I am pretty sure that Soviet Moscow would have never been the way Minsk was, but the Belarusian capital, which at that time hadn’t changed in decades, would fit in neatly in any corner of the USSR. My run-in with the brutal state that Lukashenko has maintained and strengthened since the mid-1990s happened on a park bench on a lovely Friday afternoon.
While I was sharing my impressions of the city with my Muscovite friend, we were interrupted by local police. Before even asking for our identification, they assumed they knew who and what we were. “Young man, why aren’t you in the university campus at this time,” a policeman in his 40s asked. They asked my friend why she wasn’t at work. She apparently didn’t look young enough to be a student! When we answered that we were visitors, they asked for our passports. “Where is your entry stamp,” the older of the two policeman asked. When I replied that my passport was not checked and stamped when I crossed the border, they said I had illegally entered the country. My friend, being a Russian passport holder, was not subject to similar questions, but they asked both of us about the purpose of our visit. Here was the border control that we weren’t subjected to when entering Belarus!
Unhappy with our explanations and answers, we were taken to the nearest police station. We stood our ground and said we followed all possible laid out measures and even attempted to register my passport and visa with the authorities, but that was of no use. I was threatened with legal protocols over my unauthorised entry to the country. I told them I was ready to face these protocols but I would like an employee of the migration service or visa office to be present. My friend who had mentioned that we were visiting and staying with her grandmother then gave the police the landline number of the apartment. After verifying the story, the police officer told me that they would let me go “just this once,” and that they were not responsible for what could happen to me at the Belarus border when I left! They then asked me to sign a form admitting administrative guilt, which I stubbornly refused. We were finally allowed to leave after three hours.
The weekend centred around conversations with my friend’s relatives and friends about the powerful state and how citizens just complied with diktats from the government. Despite being a visible foreign face, I was not stopped by police over the next two days and got a glimpse of this well maintained still-very-Soviet country. It’s beautiful countryside felt like the inner pages of a Dostoyevsky novel.

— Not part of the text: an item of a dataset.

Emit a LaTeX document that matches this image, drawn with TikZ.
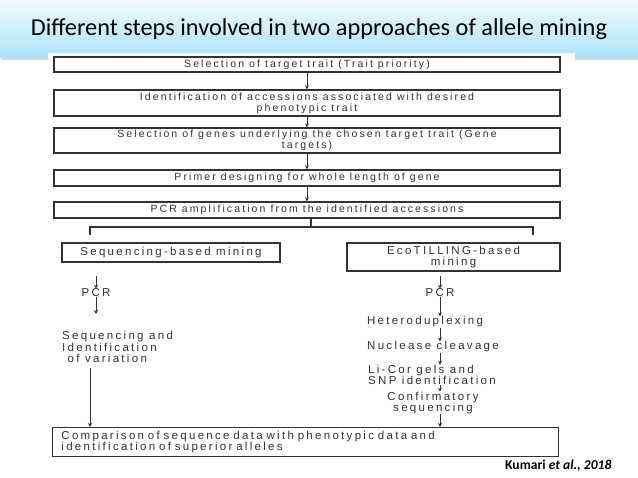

On Monday we took the train back to Moscow and again, it felt like taking an inter-city Shatabdi express in India. The only difference was that there was a random check in the Russian side for documents. When I briefly told the Russian border guards about my experience in Belarus, they laughed and said the Belarusian police were just trying to show me who was boss! After this experience in Belarus, not a single negative thought came to my mind when complying with Russian visa, registration and residency regulations. I had seen and dealt with something worse. Far far worse! But my heart genuinely went out to the beautiful and cultured people of Belarus. How on earth could they put with such a tin-pot dictator for so long! 14 years after my one and only visit to the ‘last dictatorship’ in Europe, crowds shout for Lukashenko to leave. Yes, Uncle Sasha, listen to the 200,000 who turned up in Minsk to tell you what they want. Listen to striking factory workers, media persons and residents of small towns across the country.